**Direction**.
Give again, exactly as written, the lines of the records below from the line with "Reproduce this chart with D3.js." to the line with "var yTicks = [50, 150, 250, 350, 450, 550];". Both end lines count; pictures do not.
───── Data provided
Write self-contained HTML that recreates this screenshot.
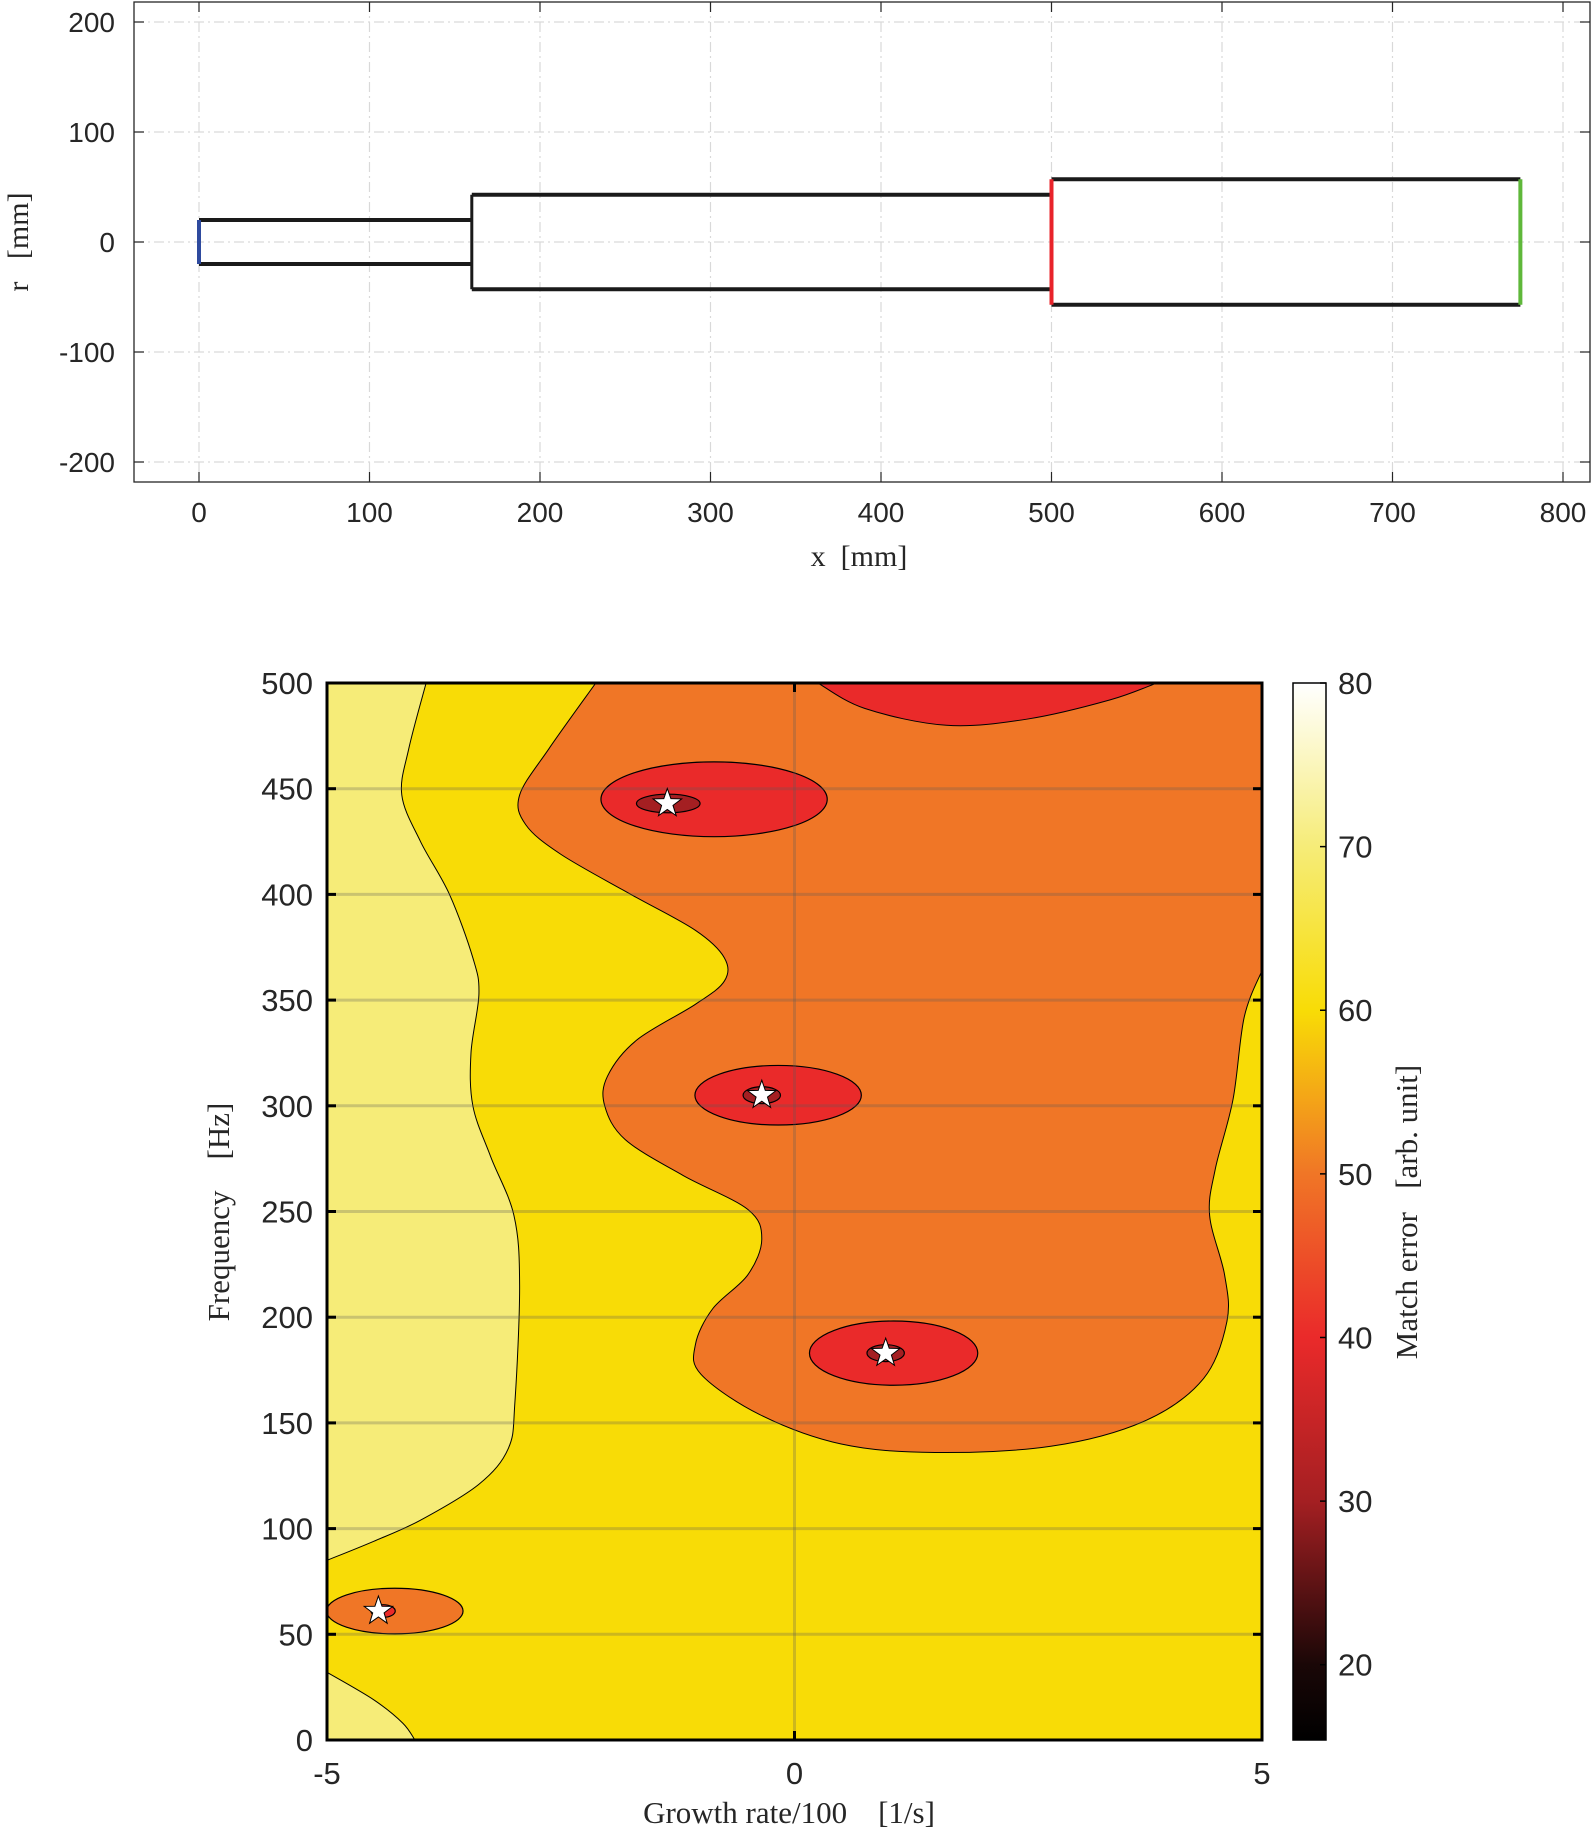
<!DOCTYPE html>
<html><head><meta charset="utf-8"><style>
html,body{margin:0;padding:0;background:#fff;}
svg{display:block;}
.tk{font-family:"Liberation Sans",sans-serif;fill:#262626;}
.lb{font-family:"Liberation Serif",serif;fill:#262626;white-space:pre;}
</style></head><body>
<svg id="svg" width="1592" height="1829" viewBox="0 0 1592 1829" xmlns="http://www.w3.org/2000/svg">
<g id="top"></g>
<g id="bot"></g>
</svg>
<script>
// ---- top chart data ----
const geoXTicks=[0,100,200,300,400,500,600,700,800];
const geoYTicks=[200,100,0,-100,-200];
const sectionX=[0,160,500,775];
const sectionR=[20,43,57];
// ---- bottom chart data ----
const freqTicks=[0,50,100,150,200,250,300,350,400,450,500];
const growthTicks=[-5,0,5];
const cbTicks=[20,30,40,50,60,70,80];
const lightRegion=[[-3.94,500],[-4.125,469],[-4.2,447],[-4.0,425],[-3.69,400],[-3.44,370],[-3.375,353],[-3.46,325],[-3.44,300],[-3.25,276],[-3.0,248],[-2.94,215],[-2.99,160],[-3.06,138],[-3.375,121],[-4.0,104],[-4.5,94],[-5,85]];
const lightCorner=[[-5,32],[-4.5,19],[-4.19,8],[-4.06,0]];
const orangeRegion=[[-2.125,500],[-2.625,469],[-2.94,447],[-2.875,433],[-2.5,419],[-1.75,400],[-1.06,383],[-0.75,370],[-0.75,359],[-1.06,348],[-1.69,331],[-2.0,314],[-2.03,300],[-1.81,284],[-1.19,267],[-0.5,251],[-0.35,237],[-0.5,220],[-0.875,204],[-1.06,187],[-1.0,173],[-0.375,154],[0.5,140],[1.5,136],[2.75,139],[3.75,151],[4.375,171],[4.625,198],[4.6,220],[4.44,248],[4.5,270],[4.69,303],[4.81,342],[5,364]];
const redTop=[[0.25,500],[0.75,488],[1.625,480],[2.5,483],[3.375,492],[3.875,500]];
// ellipses: [cx, cy, rx, ry, level]
const ellipses=[[-4.275,61,0.73,10.8,50],[-4.4,61,0.13,3,40],[-0.86,445,1.21,17.7,40],[-1.35,443,0.34,4.4,30],[-0.175,305,0.89,14.1,40],[-0.35,305,0.2,4,30],[1.06,183,0.9,15.2,40],[0.975,183,0.2,4,30]];
const minimaX=[-4.45,-1.36,-0.35,0.975];
const minimaF=[61,443,305,183];

const NS="http://www.w3.org/2000/svg";
function mk(tag,attrs,parent){const e=document.createElementNS(NS,tag);for(const k in attrs)e.setAttribute(k,attrs[k]);parent.appendChild(e);return e;}
function smooth(pts){let d="M"+pts[0][0]+","+pts[0][1];for(let i=0;i<pts.length-1;i++){const p0=pts[Math.max(0,i-1)],p1=pts[i],p2=pts[i+1],p3=pts[Math.min(pts.length-1,i+2)];const c1=[p1[0]+(p2[0]-p0[0])/6,p1[1]+(p2[1]-p0[1])/6],c2=[p2[0]-(p3[0]-p1[0])/6,p2[1]-(p3[1]-p1[1])/6];d+=` C${c1[0]},${c1[1]} ${c2[0]},${c2[1]} ${p2[0]},${p2[1]}`;}return d;}

// ---- top chart ----
const T=document.getElementById('top');
const tL=134,tR=1590,tT=2,tB=482;
const gx=v=>199+(v)*1.705, gy=v=>242-v*1.1;
mk('rect',{x:tL,y:tT,width:tR-tL,height:tB-tT,fill:'#fff',stroke:'none'},T);
geoXTicks.forEach(v=>{const l=mk('line',{x1:gx(v),x2:gx(v),y1:tT,y2:tB,stroke:'#d9d9d9','stroke-width':1.2,'stroke-dasharray':'10,4,2,4'},T);
 const t=mk('text',{x:gx(v),y:522,'text-anchor':'middle','font-size':28,class:'tk'},T);t.textContent=v;
 mk('line',{x1:gx(v),x2:gx(v),y1:tB,y2:tB-10,stroke:'#262626','stroke-width':1.2},T);mk('line',{x1:gx(v),x2:gx(v),y1:tT,y2:tT+10,stroke:'#262626','stroke-width':1.2},T);});
geoYTicks.forEach(v=>{const l=mk('line',{x1:tL,x2:tR,y1:gy(v),y2:gy(v),stroke:'#d9d9d9','stroke-width':1.2,'stroke-dasharray':'10,4,2,4'},T);
 const t=mk('text',{x:115,y:gy(v)+10,'text-anchor':'end','font-size':28,class:'tk'},T);t.textContent=v;
 mk('line',{x1:tL,x2:tL+10,y1:gy(v),y2:gy(v),stroke:'#262626','stroke-width':1.2},T);mk('line',{x1:tR,x2:tR-10,y1:gy(v),y2:gy(v),stroke:'#262626','stroke-width':1.2},T);});
mk('rect',{x:tL,y:tT,width:tR-tL,height:tB-tT,fill:'none',stroke:'#262626','stroke-width':1.3},T);
for(let i=0;i<sectionR.length;i++){
 [1,-1].forEach(s=>{const w=mk('line',{x1:gx(sectionX[i]),x2:gx(sectionX[i+1]),y1:gy(s*sectionR[i]),y2:gy(s*sectionR[i]),stroke:'#1a1a1a','stroke-width':4},T);});
 if(i>0){const st=mk('line',{x1:gx(sectionX[i]),x2:gx(sectionX[i]),y1:gy(sectionR[i]),y2:gy(-sectionR[i]),stroke:i==2?'#e8232a':'#1a1a1a','stroke-width':i==2?4:3},T);}
}
const inl=mk('line',{x1:gx(sectionX[0]),x2:gx(sectionX[0]),y1:gy(sectionR[0]),y2:gy(-sectionR[0]),stroke:'#2e4a9e','stroke-width':4},T);
const outl=mk('line',{x1:gx(sectionX[3]),x2:gx(sectionX[3]),y1:gy(sectionR[2]),y2:gy(-sectionR[2]),stroke:'#5fb83a','stroke-width':4},T);
let t1=mk('text',{x:859,y:566,'text-anchor':'middle','font-size':30,class:'lb'},T);t1.textContent='x  [mm]';
let t2=mk('text',{x:0,y:0,'text-anchor':'middle','font-size':30,class:'lb',transform:'translate(28,242) rotate(-90)'},T);t2.textContent='r   [mm]';

// ---- bottom chart ----
const B=document.getElementById('bot');
const bL=327,bR=1262,bT=683,bBt=1740;
const sx=v=>bL+(v+5)/10*(bR-bL), sy=v=>bBt-v/500*(bBt-bT);
const P=a=>a.map(p=>[sx(p[0]),sy(p[1])]);
const col={80:'#ffffff',70:'#f6ec78',60:'#f8dc06',50:'#f07626',40:'#ea2a2a',30:'#a41f22',20:'#1a0707'};
const clip=mk('clipPath',{id:'plotclip'},mk('defs',{},B));mk('rect',{x:bL,y:bT,width:bR-bL,height:bBt-bT},clip);
const G=mk('g',{'clip-path':'url(#plotclip)'},B);
const bg=mk('rect',{x:bL,y:bT,width:bR-bL,height:bBt-bT,fill:col[60]},G);
let lp=P(lightRegion);let d=smooth(lp)+` L${sx(-5)},${sy(500)} Z`;
let r=mk('path',{d:d,fill:col[70],stroke:'#000','stroke-width':1},G);
d=smooth(P(lightCorner))+` L${sx(-5)},${sy(0)} Z`;
r=mk('path',{d:d,fill:col[70],stroke:'#000','stroke-width':1},G);
d=smooth(P(orangeRegion))+` L${sx(5)},${sy(500)} Z`;
r=mk('path',{d:d,fill:col[50],stroke:'#000','stroke-width':1},G);
d=smooth(P(redTop))+' Z';
r=mk('path',{d:d,fill:col[40],stroke:'#000','stroke-width':1},G);
ellipses.forEach(e=>{const el=mk('ellipse',{cx:sx(e[0]),cy:sy(e[1]),rx:e[2]/10*(bR-bL),ry:e[3]/500*(bBt-bT),fill:col[e[4]],stroke:'#000','stroke-width':1.2},G);});
freqTicks.forEach(v=>{const l=mk('line',{x1:bL,x2:bR,y1:sy(v),y2:sy(v),stroke:'rgba(90,90,90,0.28)','stroke-width':3},G);});
growthTicks.forEach(v=>{const l=mk('line',{x1:sx(v),x2:sx(v),y1:bT,y2:bBt,stroke:'rgba(90,90,90,0.28)','stroke-width':3},G);});
minimaX.forEach((x,i)=>{const cx=sx(x),cy=sy(minimaF[i]);let pts=[];for(let k=0;k<10;k++){const a=-Math.PI/2+k*Math.PI/5,rr=k%2?6:15;pts.push((cx+rr*Math.cos(a)).toFixed(1)+','+(cy+rr*Math.sin(a)).toFixed(1));}
 const s=mk('polygon',{points:pts.join(' '),fill:'#fff',stroke:'#000','stroke-width':1},B);});
freqTicks.forEach(v=>{mk('line',{x1:bL,x2:bL+9,y1:sy(v),y2:sy(v),stroke:'#000','stroke-width':3},B);mk('line',{x1:bR,x2:bR-9,y1:sy(v),y2:sy(v),stroke:'#000','stroke-width':3},B);
 const t=mk('text',{x:313,y:sy(v)+11,'text-anchor':'end','font-size':31,class:'tk'},B);t.textContent=v;});
growthTicks.forEach(v=>{mk('line',{x1:sx(v),x2:sx(v),y1:bBt,y2:bBt-9,stroke:'#000','stroke-width':3},B);mk('line',{x1:sx(v),x2:sx(v),y1:bT,y2:bT+9,stroke:'#000','stroke-width':3},B);
 const t=mk('text',{x:sx(v),y:1784,'text-anchor':'middle','font-size':31,class:'tk'},B);t.textContent=v;});
mk('rect',{x:bL,y:bT,width:bR-bL,height:bBt-bT,fill:'none',stroke:'#000','stroke-width':3},B);
let bx=mk('text',{x:789,y:1823,'text-anchor':'middle','font-size':31,class:'lb'},B);bx.textContent='Growth rate/100    [1/s]';
let by=mk('text',{x:0,y:0,'text-anchor':'middle','font-size':31,class:'lb',transform:'translate(229,1212) rotate(-90)'},B);by.textContent='Frequency    [Hz]';
const cL=1293,cR=1326,cMin=15.4,cMax=80;const cy=v=>bBt-(v-cMin)/(cMax-cMin)*(bBt-bT);
const grad=mk('linearGradient',{id:'cbg',x1:0,y1:1,x2:0,y2:0},B.querySelector('defs'));
[[15.4,'#000000'],[20,'#1a0707'],[30,'#a41f22'],[40,'#ea2a2a'],[50,'#f07626'],[60,'#f8dc06'],[70,'#f6ec78'],[80,'#ffffff']].forEach(s=>mk('stop',{offset:((s[0]-cMin)/(cMax-cMin)).toFixed(3),'stop-color':s[1]},grad));
const cb=mk('rect',{x:cL,y:bT,width:cR-cL,height:bBt-bT,fill:'url(#cbg)',stroke:'#000','stroke-width':1.5},B);
cbTicks.forEach(v=>{mk('line',{x1:cR,x2:cR-6,y1:cy(v),y2:cy(v),stroke:'#000','stroke-width':1.5},B);
 const t=mk('text',{x:1338,y:cy(v)+11,'font-size':31,class:'tk'},B);t.textContent=v;});
let ct=mk('text',{x:0,y:0,'text-anchor':'middle','font-size':31,class:'lb',transform:'translate(1417,1212) rotate(-90)'},B);ct.textContent='Match error   [arb. unit]';
</script>
</body></html>
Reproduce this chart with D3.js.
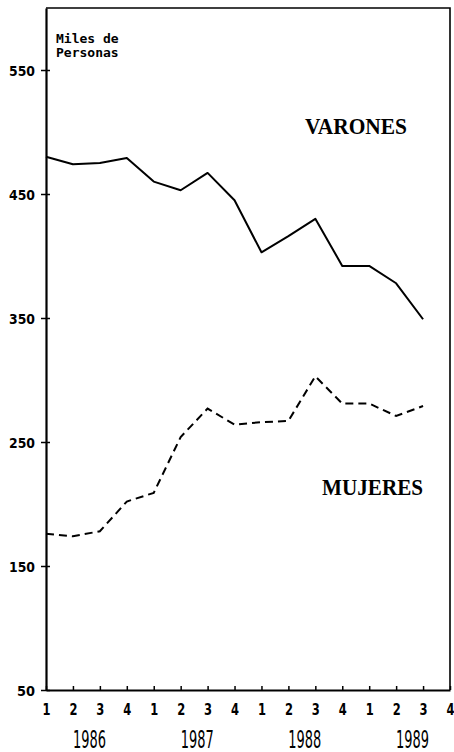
<!DOCTYPE html>
<html>
<head>
<meta charset="utf-8">
<script src="https://cdn.jsdelivr.net/npm/d3@7"></script>
<style>
  body { margin: 0; background: #fff; }
  svg { display: block; }
</style>
</head>
<body>
<svg id="chart"></svg>
<script>
// Quarters 1986 Q1 .. 1989 Q4 (tick labels), years below
var quarterLabels = ["1","2","3","4","1","2","3","4","1","2","3","4","1","2","3","4"];
var years = ["1986", "1987", "1988", "1989"];
var yTicks = [50, 150, 250, 350, 450, 550];

// Miles de personas, 1986 Q1 .. 1989 Q3
var varones = [480, 474, 475, 479, 460, 453, 467, 445, 403, 416, 430, 392, 392, 378, 349];
var mujeres = [176, 174, 178, 202, 209, 254, 277, 264, 266, 267, 303, 281, 281, 271, 279];

var width = 454, height = 752;
var margin = { top: 8, right: 4, bottom: 62, left: 46 };

var svg = d3.select("#chart")
    .attr("width", width)
    .attr("height", height);

var x = d3.scaleLinear().domain([0, quarterLabels.length - 1])
    .range([margin.left, width - margin.right]);
var y = d3.scaleLinear().domain([50, 600])
    .range([height - margin.bottom, margin.top]);

// frame: top and right
svg.append("path")
    .attr("d", "M" + x(0) + "," + y(600) + "H" + x(15) + "V" + y(50))
    .attr("fill", "none")
    .attr("stroke", "#000")
    .attr("stroke-width", 1.6);

// Y axis with cross ticks
var yAxis = d3.axisLeft(y).tickValues(yTicks).tickSize(0).tickPadding(11);
var gy = svg.append("g")
    .attr("transform", "translate(" + x(0) + ",0)")
    .call(yAxis);
gy.select(".domain").attr("stroke-width", 2.2);
gy.selectAll(".tick line")
    .attr("x1", -5).attr("x2", 4)
    .attr("stroke-width", 1.5);
gy.selectAll(".tick text")
    .attr("font-family", "'DejaVu Sans', sans-serif")
    .attr("font-weight", "bold")
    .attr("font-size", 14)
    .attr("dy", "0.36em")
    .attr("textLength", function(d) { return d < 100 ? 18 : 26; })
    .attr("lengthAdjust", "spacingAndGlyphs");

// X axis with small upward ticks
var xAxis = d3.axisBottom(x)
    .tickValues(d3.range(quarterLabels.length))
    .tickFormat(function(d) { return quarterLabels[d]; })
    .tickSize(0).tickPadding(14);
var gx = svg.append("g")
    .attr("transform", "translate(0," + y(50) + ")")
    .call(xAxis);
gx.select(".domain").attr("stroke-width", 2);
gx.selectAll(".tick line")
    .attr("y1", 0).attr("y2", -4)
    .attr("stroke-width", 1.5);
gx.selectAll(".tick text")
    .attr("font-family", "'DejaVu Sans', sans-serif")
    .attr("font-weight", "bold")
    .attr("font-size", 15)
    .attr("dy", "0.75em")
    .attr("textLength", 8)
    .attr("lengthAdjust", "spacingAndGlyphs");

// year labels centred between Q2 and Q3
svg.append("g").selectAll("text")
    .data(years)
    .join("text")
    .attr("x", function(d, i) { return (x(i * 4 + 1) + x(i * 4 + 2)) / 2 + 3; })
    .attr("y", height - 4)
    .attr("text-anchor", "middle")
    .attr("font-family", "'DejaVu Sans', sans-serif")
    .attr("font-size", 24)
    .attr("textLength", 33)
    .attr("lengthAdjust", "spacingAndGlyphs")
    .text(function(d) { return d; });

// lines
var line = d3.line()
    .x(function(d, i) { return x(i); })
    .y(function(d) { return y(d); });

svg.append("path")
    .datum(varones)
    .attr("d", line)
    .attr("fill", "none")
    .attr("stroke", "#000")
    .attr("stroke-width", 2)
    .attr("stroke-linejoin", "round");

svg.append("path")
    .datum(mujeres)
    .attr("d", line)
    .attr("fill", "none")
    .attr("stroke", "#000")
    .attr("stroke-width", 2)
    .attr("stroke-dasharray", "8,5");

// unit label
var unit = svg.append("text")
    .attr("font-family", "'DejaVu Sans Mono', monospace")
    .attr("font-weight", "bold")
    .attr("font-size", 13);
unit.append("tspan").attr("x", 56).attr("y", 43).text("Miles de");
unit.append("tspan").attr("x", 56).attr("y", 57).text("Personas");

// series labels
svg.append("text")
    .attr("x", 305).attr("y", 134)
    .attr("font-family", "'Liberation Serif', 'Times New Roman', serif")
    .attr("font-weight", "bold")
    .attr("font-size", 24)
    .attr("textLength", 102)
    .attr("lengthAdjust", "spacingAndGlyphs")
    .text("VARONES");

svg.append("text")
    .attr("x", 322).attr("y", 495)
    .attr("font-family", "'Liberation Serif', 'Times New Roman', serif")
    .attr("font-weight", "bold")
    .attr("font-size", 24)
    .attr("textLength", 101)
    .attr("lengthAdjust", "spacingAndGlyphs")
    .text("MUJERES");
</script>
</body>
</html>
──────────
**Response to this task**.
Reproduce this chart with D3.js.
<!DOCTYPE html>
<html>
<head>
<meta charset="utf-8">
<script src="https://cdn.jsdelivr.net/npm/d3@7"></script>
<style>
  body { margin: 0; background: #fff; }
  svg { display: block; }
</style>
</head>
<body>
<svg id="chart"></svg>
<script>
// Quarters 1986 Q1 .. 1989 Q4 (tick labels), years below
var quarterLabels = ["1","2","3","4","1","2","3","4","1","2","3","4","1","2","3","4"];
var years = ["1986", "1987", "1988", "1989"];
var yTicks = [50, 150, 250, 350, 450, 550];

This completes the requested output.